Recently I collaborated in a book with my friend the Chilean writer
Waldo Rojas. All of the above books have been exhibited in many
libraries. They are in the collection of the National Library of France
and French National Patrimony owns one of my large woodcuts.
JM: Have you exhibited your prints outside of Europe?
GL: Yes, I exhibited them in Cuba and recently in the United
States. They usually have been shown in mixed exhibitions of
paintings and prints. My largest print only exhibition is at Lehigh
University in Pennsylvania. I am very excited at the prospect of
exhibiting over fifty of my prints together.

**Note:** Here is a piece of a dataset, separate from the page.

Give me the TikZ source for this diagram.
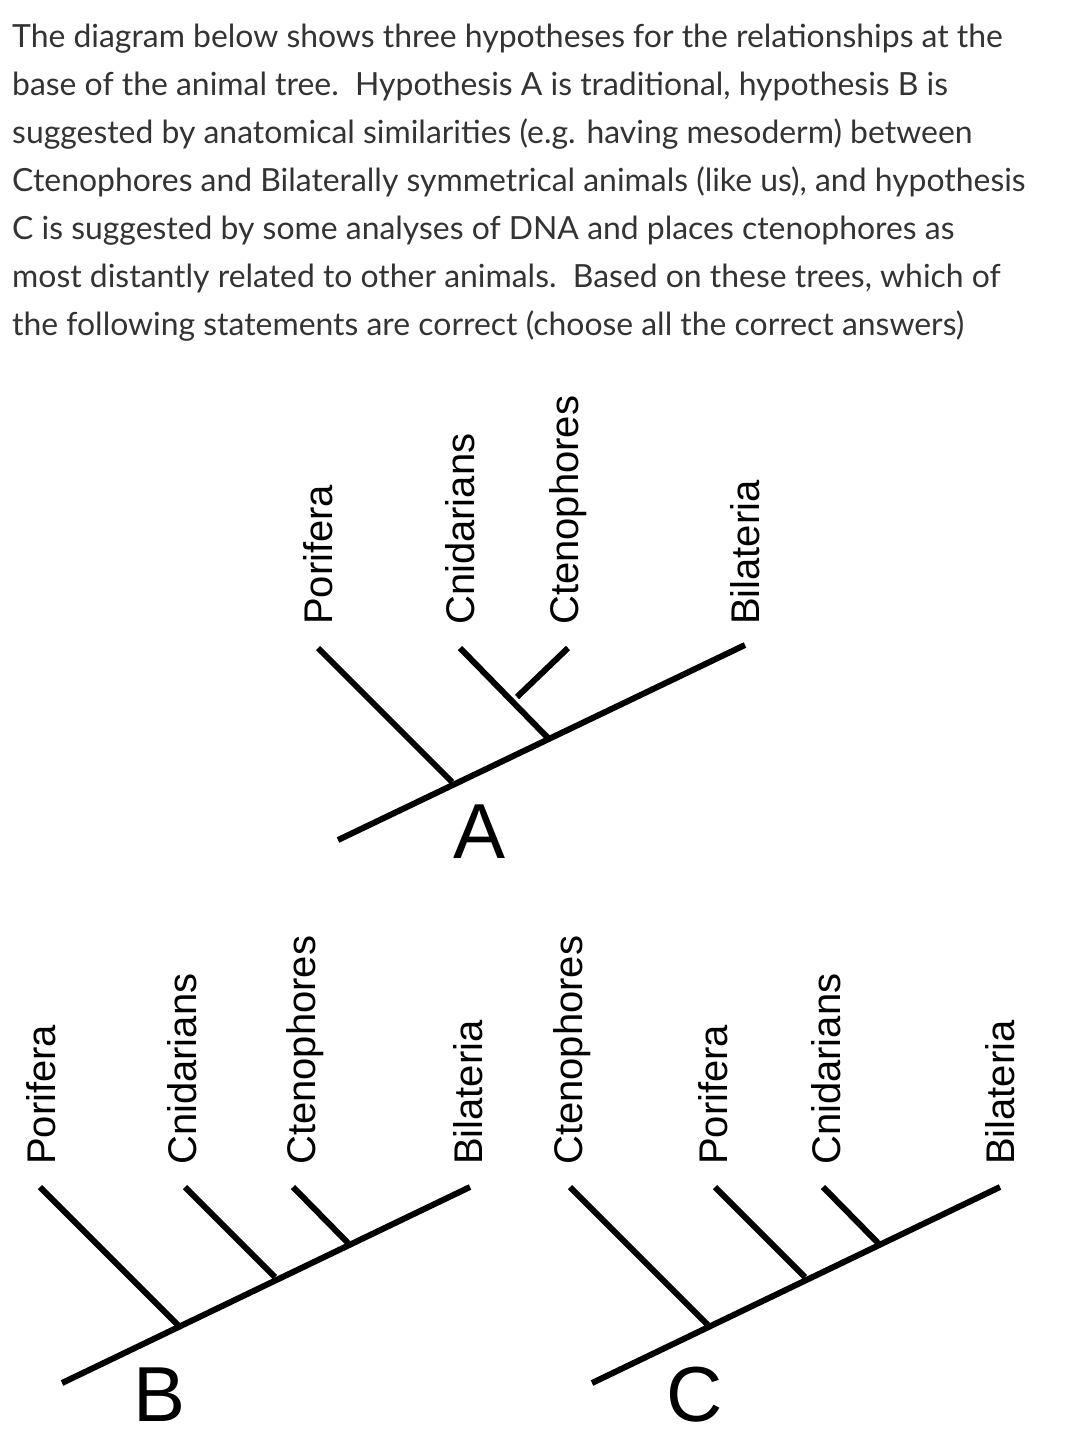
\documentclass[tikz,border=0pt]{standalone}
\usepackage{fontspec}
\setmainfont{Lato}
\newfontfamily\arial{Liberation Sans}
\begin{document}
\begin{tikzpicture}[x=1pt,y=-1pt,
 br/.style={line width=6pt},
 lab/.style={rotate=90,anchor=west,font=\arial\fontsize{40}{40}\selectfont,inner sep=0pt},
 big/.style={font=\arial\fontsize{78}{78}\selectfont,inner sep=0pt},
 txt/.style={anchor=base west,inner sep=0pt,font=\fontsize{31.9}{32}\selectfont,text=black!80}]
\useasboundingbox (0,0) rectangle (1068,1446);
\node[txt] (t1) at (12,47) {The diagram below shows three hypotheses for the relationships at the};
\node[txt] (t2) at (12,95) {base of the animal tree.\ \ Hypothesis A is traditional, hypothesis B is};
\node[txt] (t3) at (12,143) {suggested by anatomical similarities (e.g. having mesoderm) between};
\node[txt] (t4) at (12,191) {Ctenophores and Bilaterally symmetrical animals (like us), and hypothesis};
\node[txt] (t5) at (12,239) {C is suggested by some analyses of DNA and places ctenophores as};
\node[txt] (t6) at (12,287) {most distantly related to other animals.\ \ Based on these trees, which of};
\node[txt] (t7) at (12,335) {the following statements are correct (choose all the correct answers)};
% Tree A
\coordinate (ar) at (338,840); \coordinate (at) at (745,645);
\coordinate (a1) at (452,782); \coordinate (a2) at (548,738); \coordinate (a3) at (517,697);
\draw[br] (ar) -- (at);
\draw[br] (318,648) -- (a1);
\draw[br] (460,648) -- (a2);
\draw[br] (568,648) -- (a3);
\node[lab] (lA1) at (318,625) {Porifera};
\node[lab] (lA2) at (460,625) {Cnidarians};
\node[lab] (lA3) at (568,625) {Ctenophores};
\node[lab] (lA4) at (745,625) {Bilateria};
\node[big] (A) at (480,832) {A};
% Tree B
\draw[br] (62,1383) -- (470,1187);
\draw[br] (40,1187) -- (178,1325);
\draw[br] (185,1187) -- (275,1277);
\draw[br] (293,1187) -- (348,1243);
\node[lab] (lB1) at (41,1165) {Porifera};
\node[lab] (lB2) at (182,1165) {Cnidarians};
\node[lab] (lB3) at (305,1165) {Ctenophores};
\node[lab] (lB4) at (468,1165) {Bilateria};
\node[big] (B) at (160,1395) {B};
% Tree C
\draw[br] (592,1383) -- (1000,1187);
\draw[br] (570,1187) -- (708,1325);
\draw[br] (715,1187) -- (805,1277);
\draw[br] (823,1187) -- (878,1243);
\node[lab] (lC1) at (572,1165) {Ctenophores};
\node[lab] (lC2) at (713,1165) {Porifera};
\node[lab] (lC3) at (826,1165) {Cnidarians};
\node[lab] (lC4) at (1000,1165) {Bilateria};
\node[big] (C) at (695,1395) {C};
\end{tikzpicture}
\end{document}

At this point, my interview with Guido Llinás went in a different
direction, exploring other aspects of his production and path as an
artist. He spoke of his early, but meager, training in art and his
introduction to Anarchism while still living in his native Pinar
del Rio. He talked of his move to Havana in the late I940s and of the
formation of Los Once, followed by Los Cinco (The Five) in
the late 1950s. He also spoke of his falling out with the Cuban
Revolution and the move to Paris in the early 1960s. Most importantly he
discussed his long-starding artistic philosophy, a personal variation of
Action Painting, and his unique automatic technique. My aim in
concretizing Llinás memories for publication is to help in the process
of making him a remembered master of abstract expressionism.